The representative ensures the agent remains focused on the scope defined in the initial letter. Providing unsolicited information can unintentionally open new lines of inquiry that expand the examination scope. The taxpayer has the right to stop the examination if the agent attempts to exceed the scope of the inquiry.

Once the agent has completed the investigation, they will issue a formal finding. The findings will propose adjustments to the tax liability, which may result in a deficiency or a refund. The agent prepares a report explaining the basis for any proposed changes.

Resolving the Audit and Appeal Rights

The examination concludes with one of three possible outcomes. A “No Change” result means the agent found no material errors, and the audit is closed without further action. An “Agreed” result means the taxpayer accepts the proposed adjustments and signs Form 870, Waiver of Restrictions on Assessment and Collection of Deficiency.

The third outcome is “Unagreed,” where the taxpayer disputes all or part of the proposed changes.
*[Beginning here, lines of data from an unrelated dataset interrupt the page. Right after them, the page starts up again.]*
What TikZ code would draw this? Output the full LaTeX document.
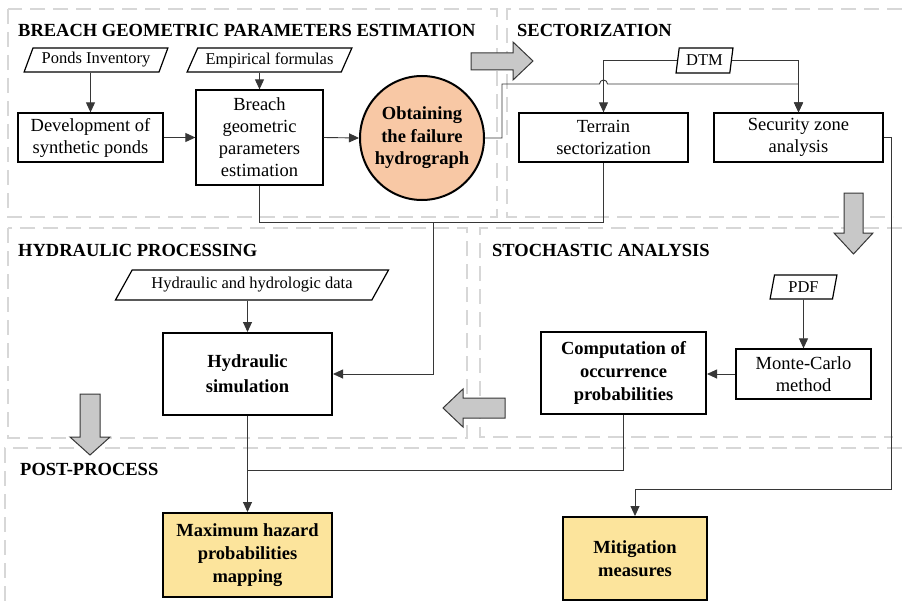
\documentclass[tikz,border=0pt]{standalone}
\usepackage{fontspec}
\setmainfont{Liberation Serif}
\usetikzlibrary{arrows.meta,shapes.geometric}
\definecolor{dashgray}{RGB}{215,215,215}
\definecolor{linegray}{RGB}{55,55,55}
\definecolor{peach}{RGB}{248,200,165}
\definecolor{gold}{RGB}{252,228,156}
\definecolor{arrgray}{RGB}{200,200,200}
\begin{document}
\begin{tikzpicture}[x=1pt,y=-1pt,
  box/.style={draw, line width=1.3pt, align=center, inner sep=0pt, font=\fontsize{18.5}{22}\selectfont},
  bbox/.style={box, line width=2pt, font=\bfseries\fontsize{18.5}{23}\selectfont},
  para/.style 2 args={trapezium, trapezium left angle=#1, trapezium right angle=#2, trapezium stretches=true, draw, line width=1.2pt, inner sep=0pt, font=\fontsize{16.5}{20}\selectfont},
  title/.style={anchor=base west, inner sep=0pt, font=\bfseries\fontsize{18.5}{22}\selectfont},
  conn/.style={draw=linegray, line width=0.9pt},
  arr/.style={conn, -{Triangle[length=10pt,width=9pt]}},
  region/.style={draw=dashgray, line width=1.3pt, dash pattern=on 15pt off 8pt},
  bigarrow/.style={draw=linegray, fill=arrgray, line width=1pt, line join=miter}]
\useasboundingbox[fill=white] (0,0) rectangle (902,607);
% regions
\draw[region] (8,9) rectangle (497,217);
\draw[region] (902,9) -- (507,9) -- (507,217) -- (893,217);
\draw[region] (8,228) rectangle (467,438);
\draw[region] (902,228) -- (480,228) -- (480,437) -- (893,437);
\draw[region] (902,448) -- (5,448) -- (5,607);
% titles
\node[title] (t1) at (18,37) {BREACH GEOMETRIC PARAMETERS ESTIMATION};
\node[title] (t2) at (517,37) {SECTORIZATION};
\node[title] (t3) at (18,256) {HYDRAULIC PROCESSING};
\node[title] (t4) at (492,256) {STOCHASTIC ANALYSIS};
\node[title] (t5) at (20,475) {POST-PROCESS};
% data nodes
\node[para={63}{117}, minimum width=144pt, minimum height=24pt] (ponds) at (96,60) {Ponds Inventory};
\node[para={58}{122}, minimum width=165pt, minimum height=24pt] (emp) at (269.5,60) {Empirical formulas};
\node[para={47}{133}, minimum width=274pt, minimum height=30pt] (hdata) at (252,285) {Hydraulic and hydrologic data};
\node[para={78}{102}, minimum width=57pt, minimum height=25pt] (dtm) at (704.5,60.5) {DTM};
\node[para={78}{102}, minimum width=67pt, minimum height=24pt] (pdf) at (803.5,287) {PDF};
% process boxes
\node[box, minimum width=145pt, minimum height=49pt] (dev) at (90.5,137.5) {Development of\\synthetic ponds};
\node[box, minimum width=127pt, minimum height=95pt] (breach) at (259.5,137.5) {Breach\\geometric\\parameters\\estimation};
\node[circle, draw, line width=2pt, fill=peach, minimum size=124pt, inner sep=0pt, align=center, font=\bfseries\fontsize{18.5}{22.5}\selectfont] (hydro) at (422,138) {Obtaining\\the failure\\hydrograph};
\node[box, minimum width=169pt, minimum height=49pt] (terrain) at (603.5,137.5) {Terrain\\sectorization};
\node[box, minimum width=169pt, minimum height=49pt] (security) at (798.5,137.5) {Security zone\\analysis};
\node[bbox, minimum width=169pt, minimum height=82pt, font=\bfseries\fontsize{18.5}{25}\selectfont] (hsim) at (247.5,374) {Hydraulic\\simulation};
\node[bbox, minimum width=165pt, minimum height=82pt] (comp) at (623.5,373) {Computation of\\occurrence\\probabilities};
\node[box, minimum width=135pt, minimum height=50pt] (monte) at (803.5,374) {Monte-Carlo\\method};
\node[bbox, fill=gold, minimum width=169pt, minimum height=84pt] (maxh) at (247.5,555) {Maximum hazard\\probabilities\\mapping};
\node[bbox, fill=gold, minimum width=144pt, minimum height=83pt] (mitig) at (635,558.5) {Mitigation\\measures};
% connectors
\coordinate (c1) at (502,84);
\coordinate (c2) at (433,222);
\coordinate (c3) at (622,470);
\coordinate (c4) at (891,489);
\draw[arr] (dev.north |- ponds.south) -- (dev.north);
\draw[arr] (breach.north |- emp.south) -- (breach.north);
\draw[arr] (dev.east) -- (breach.west);
\draw[arr] (breach.east) -- (hydro.west);
\draw[arr] (dtm.west) -| (terrain.north);
\draw[arr] (dtm.east) -| (security.north);
\draw[arr] (hydro.east) -| (c1) -- ([xshift=-4pt]terrain.north |- c1) arc[start angle=180, end angle=0, radius=4pt] -- (security.north |- c1) -- (security.north);
\draw[conn] (breach.south) -- (breach.south |- c2) -- (terrain.south |- c2) -- (terrain.south);
\draw[arr] (c2) |- (hsim.east);
\draw[arr] (hsim.north |- hdata.south) -- (hsim.north);
\draw[arr] (pdf.south) -- (monte.north);
\draw[arr] (monte.west) -- (monte.west -| comp.east);
\draw[conn] (comp.south) |- (maxh.north |- c3);
\draw[arr] (hsim.south) -- (maxh.north);
\draw[arr] (security.east) -| (c4) -| (mitig.north);
% big gray arrows
\draw[bigarrow] (471,53) -- (513,53) -- (513,42) -- (533,61) -- (513,80) -- (513,70) -- (471,70) -- cycle;
\draw[bigarrow] (844,193) -- (863,193) -- (863,233) -- (873,233) -- (853.5,254) -- (834,233) -- (844,233) -- cycle;
\draw[bigarrow] (505,398) -- (463,398) -- (463,389) -- (443,408) -- (463,427) -- (463,418) -- (505,418) -- cycle;
\draw[bigarrow] (80,394) -- (100,394) -- (100,437) -- (110,437) -- (90,455) -- (70,437) -- (80,437) -- cycle;
\end{tikzpicture}
\end{document}
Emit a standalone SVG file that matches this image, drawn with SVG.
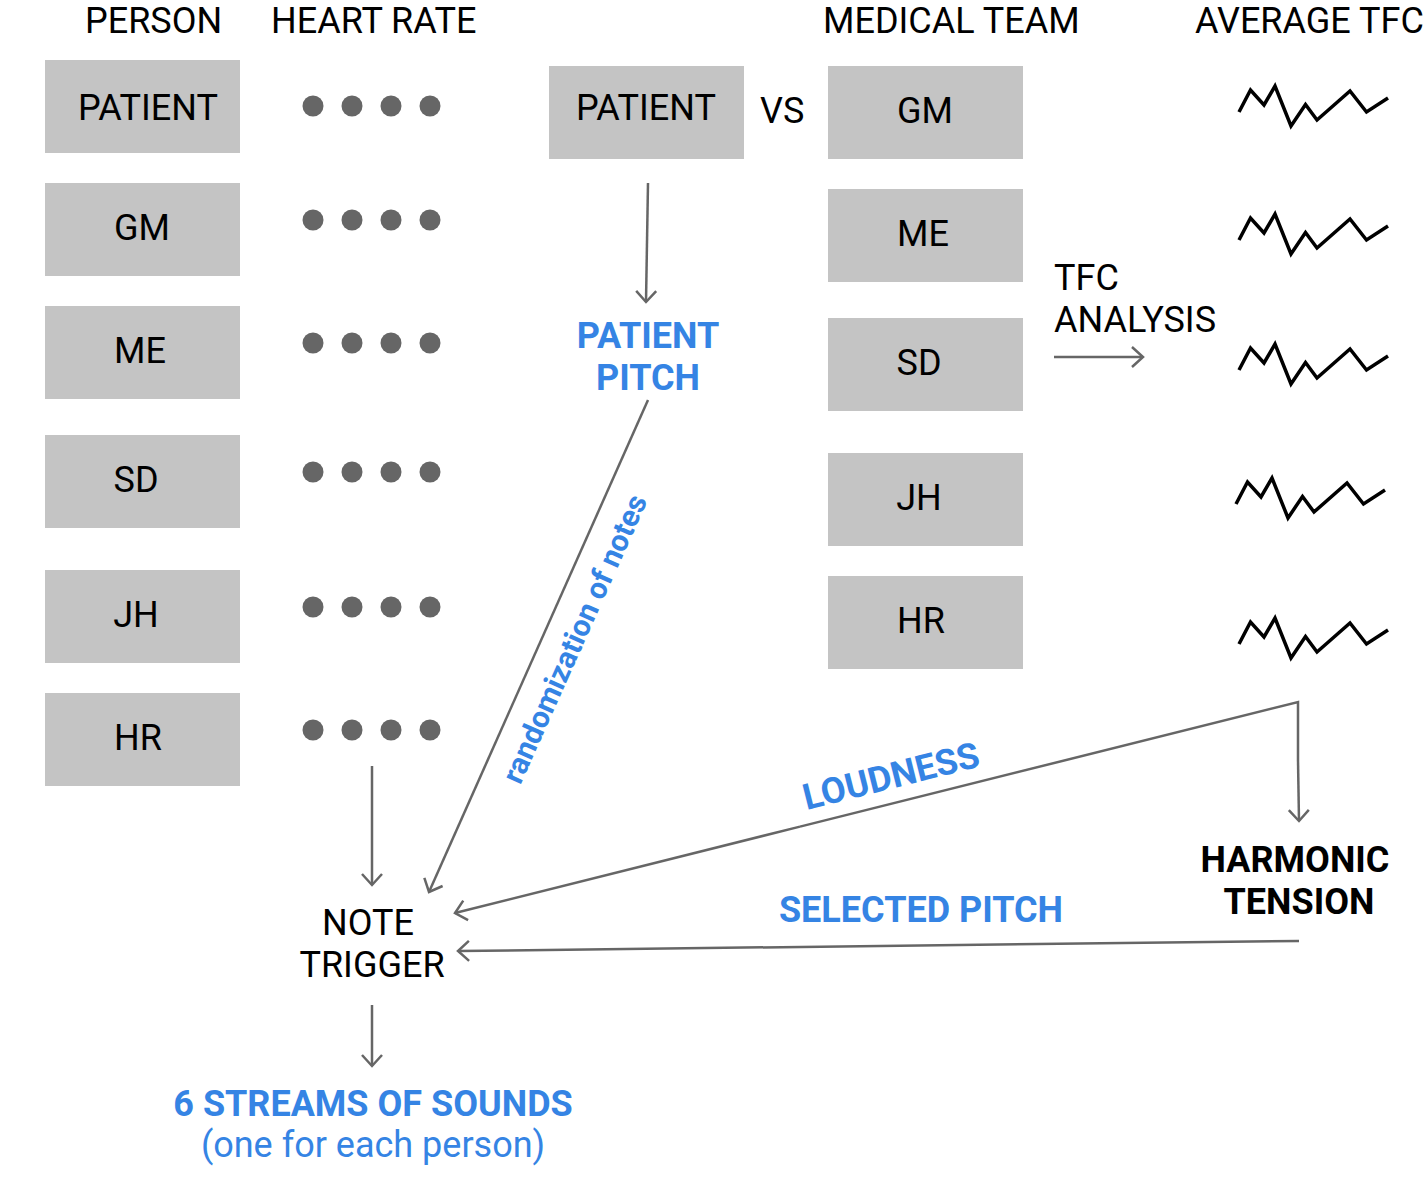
<svg xmlns="http://www.w3.org/2000/svg" width="1428" height="1191" viewBox="0 0 1428 1191">
<style>
text{font-family:Roboto,"Liberation Sans",sans-serif;}
.hd{font-size:36px;fill:#000;}
.bx{fill:#c4c4c4;}
.bt{font-size:36px;fill:#000;text-anchor:middle;}
.dot{fill:#666;}
.wave{fill:none;stroke:#000;stroke-width:3.5;stroke-linejoin:miter;}
.con{fill:none;stroke:#666;stroke-width:2.5;marker-end:url(#ah);}
.plain{fill:none;stroke:#666;stroke-width:2.5;}
.blue{fill:#3584e4;}
.bb{font-weight:bold;font-size:36px;}
</style>
<defs>
<marker id="ah" markerUnits="userSpaceOnUse" markerWidth="30" markerHeight="30" refX="0" refY="0" viewBox="-15 -15 30 30" orient="auto">
<path d="M-11,-10 L0,0 L-11,10" fill="none" stroke="#666" stroke-width="2.5"/>
</marker>
<path id="wv" d="M0,0 L11.5,-22 L25,-7 L36,-26 L52,14 L66.5,-7.5 L78,8 L111,-21 L127.5,0 L149,-14"/>
</defs>
<g id="headers">
<text class="hd" x="85" y="33">PERSON</text>
<text class="hd" x="271" y="33">HEART RATE</text>
<text class="hd" x="823" y="33">MEDICAL TEAM</text>
<text class="hd" x="1195" y="33">AVERAGE TFC</text>
</g>
<g id="person-patient"><rect class="bx" x="45" y="60" width="195" height="93"/><text class="bt" x="148" y="120">PATIENT</text></g>
<g id="person-gm"><rect class="bx" x="45" y="183" width="195" height="93"/><text class="bt" x="142" y="240">GM</text></g>
<g id="person-me"><rect class="bx" x="45" y="306" width="195" height="93"/><text class="bt" x="140" y="363">ME</text></g>
<g id="person-sd"><rect class="bx" x="45" y="435" width="195" height="93"/><text class="bt" x="136" y="492">SD</text></g>
<g id="person-jh"><rect class="bx" x="45" y="570" width="195" height="93"/><text class="bt" x="136" y="627">JH</text></g>
<g id="person-hr"><rect class="bx" x="45" y="693" width="195" height="93"/><text class="bt" x="138" y="750">HR</text></g>
<g id="heart-rate">
<g id="hr1"><circle class="dot" cx="313" cy="106" r="10.5"/><circle class="dot" cx="352" cy="106" r="10.5"/><circle class="dot" cx="391" cy="106" r="10.5"/><circle class="dot" cx="430" cy="106" r="10.5"/></g>
<g id="hr2"><circle class="dot" cx="313" cy="220" r="10.5"/><circle class="dot" cx="352" cy="220" r="10.5"/><circle class="dot" cx="391" cy="220" r="10.5"/><circle class="dot" cx="430" cy="220" r="10.5"/></g>
<g id="hr3"><circle class="dot" cx="313" cy="343" r="10.5"/><circle class="dot" cx="352" cy="343" r="10.5"/><circle class="dot" cx="391" cy="343" r="10.5"/><circle class="dot" cx="430" cy="343" r="10.5"/></g>
<g id="hr4"><circle class="dot" cx="313" cy="472" r="10.5"/><circle class="dot" cx="352" cy="472" r="10.5"/><circle class="dot" cx="391" cy="472" r="10.5"/><circle class="dot" cx="430" cy="472" r="10.5"/></g>
<g id="hr5"><circle class="dot" cx="313" cy="607" r="10.5"/><circle class="dot" cx="352" cy="607" r="10.5"/><circle class="dot" cx="391" cy="607" r="10.5"/><circle class="dot" cx="430" cy="607" r="10.5"/></g>
<g id="hr6"><circle class="dot" cx="313" cy="730" r="10.5"/><circle class="dot" cx="352" cy="730" r="10.5"/><circle class="dot" cx="391" cy="730" r="10.5"/><circle class="dot" cx="430" cy="730" r="10.5"/></g>
</g>
<g id="patient-mid"><rect class="bx" x="549" y="66" width="195" height="93"/><text class="bt" x="646" y="120">PATIENT</text></g>
<g id="vs"><text class="hd" x="760" y="123">VS</text></g>
<g id="team-gm"><rect class="bx" x="828" y="66" width="195" height="93"/><text class="bt" x="925" y="123">GM</text></g>
<g id="team-me"><rect class="bx" x="828" y="189" width="195" height="93"/><text class="bt" x="923" y="246">ME</text></g>
<g id="team-sd"><rect class="bx" x="828" y="318" width="195" height="93"/><text class="bt" x="919" y="375">SD</text></g>
<g id="team-jh"><rect class="bx" x="828" y="453" width="195" height="93"/><text class="bt" x="919" y="510">JH</text></g>
<g id="team-hr"><rect class="bx" x="828" y="576" width="195" height="93"/><text class="bt" x="921" y="633">HR</text></g>
<g id="tfc-waves">
<use href="#wv" class="wave" x="1239" y="112"/>
<use href="#wv" class="wave" x="1239" y="240"/>
<use href="#wv" class="wave" x="1239" y="370"/>
<use href="#wv" class="wave" x="1236" y="504"/>
<use href="#wv" class="wave" x="1239" y="644"/>
</g>
<g id="tfc-analysis"><text class="hd" x="1054" y="290">TFC</text><text class="hd" x="1054" y="332">ANALYSIS</text></g>
<g id="patient-pitch"><text class="blue bb" text-anchor="middle" x="648" y="348">PATIENT</text><text class="blue bb" text-anchor="middle" x="648" y="390">PITCH</text></g>
<g id="note-trigger"><text class="hd" text-anchor="middle" x="368" y="935">NOTE</text><text class="hd" text-anchor="middle" x="372" y="977">TRIGGER</text></g>
<g id="harmonic-tension"><text class="bb" text-anchor="middle" x="1295" y="872">HARMONIC</text><text class="bb" text-anchor="middle" x="1299" y="914">TENSION</text></g>
<g id="streams"><text class="blue bb" text-anchor="middle" x="373" y="1116">6 STREAMS OF SOUNDS</text><text class="blue" font-size="36" text-anchor="middle" x="373" y="1157">(one for each person)</text></g>
<g id="connectors">
<line class="con" x1="1054" y1="357" x2="1143" y2="357"/>
<line class="con" x1="648" y1="183" x2="646" y2="302"/>
<line class="con" x1="648" y1="400" x2="429" y2="892"/>
<polyline class="plain" points="1298,760 1298,702 800,826.6"/>
<line class="con" x1="1298" y1="760" x2="1299" y2="821"/>
<line class="con" x1="800" y1="826.6" x2="455" y2="913"/>
<line class="con" x1="1299" y1="941" x2="458" y2="951"/>
<line class="con" x1="372" y1="766" x2="372" y2="885"/>
<line class="con" x1="372" y1="1005" x2="372" y2="1066"/>
<text class="blue" font-size="30" font-weight="bold" text-anchor="middle" transform="translate(584,643) rotate(-65.9)">randomization of notes</text>
<text class="blue bb" text-anchor="middle" transform="translate(894,788) rotate(-14.05)">LOUDNESS</text>
<text class="blue bb" text-anchor="middle" x="921" y="922">SELECTED PITCH</text>
</g>
</svg>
Signing Form 870 allows the IRS to immediately assess the tax and begin the collection process, while an unagreed outcome initiates a formal appeals route.

An unagreed outcome triggers a formal administrative process governed by specific timeframes. The IRS first issues a 30-day letter (Preliminary Notice of Deficiency), giving the taxpayer 30 days to agree to adjustments or protest the findings to the IRS Office of Appeals. If the taxpayer fails to respond to the 30-day letter or the Appeals process is exhausted without resolution, the IRS issues a 90-day letter, known as the Statutory Notice of Deficiency.

The 90-day letter allows the taxpayer 90 days to petition the U.S. Tax Court for a judicial review before the tax liability is formally assessed and collection begins. To initiate the administrative appeal after the 30-day letter, the taxpayer must file a written protest outlining the factual and legal basis for disagreement, provided the proposed deficiency meets a specific threshold. The IRS Office of Appeals attempts to resolve tax disputes without resorting to litigation.